For a tournament that supposedly no one in North America watched, the WBC turned out to be pretty entertaining. Not to be confused with one of the many different boxing championships out there (WBC, WBA, IBF, etc.) the World Baseball Classic delivered some good games despite the time of year and numerous turned down invitations by superstars. It was all capped off by pretty good final too.
Sure, there’s a lot that’s fundamentally wrong with it. It’s baseball in March, which is just when guys are starting to get up to speed. Everyone is on pitch counts, including relievers, so you could be hung out to dry if enough of the other team works the count continually. And the format is awful, with the best example of that being that the championship game: Japan-South Korea V. These two teams met five times including last night; also, the States met Venezuela four times. There has to be a better way to hash out a tournament than that. Single elimination doesn’t really work, but how about group play followed by a page playoff system like in curling? Look it up, it works pretty well to determine the right finalists.
As for last night, other than the great back and forth with Korea tying it in the ninth and then Ichiro’s heroism in the tenth, what rang true is that small ball is a great way to go. Great fundamentals like bunting, base stealing and the fine art of stretching singles into doubles and going first to third will go further than that long ball your ’roided up cleanup hitter will get you.

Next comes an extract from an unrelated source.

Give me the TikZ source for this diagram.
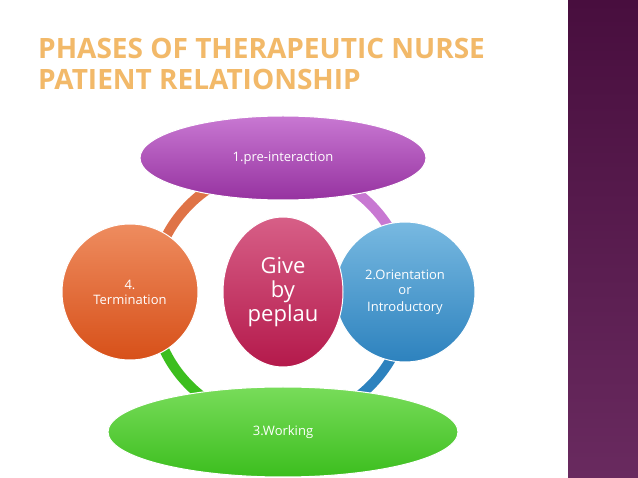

More teams should be trying this out, if they’re truly not concerned about ticket prices and really care about winning.
Conversely, if you don’t do it right, like Korea in the middle innings, you can put your team in the whole. In consecutive innings, the Korean had a guy get thrown out at second trying to stretch a double and then had a guy nearly get picked off after jumping too early. The trifecta was capped off when that same player was caught stealing.
And yes, I actually mentioned curling in a good light.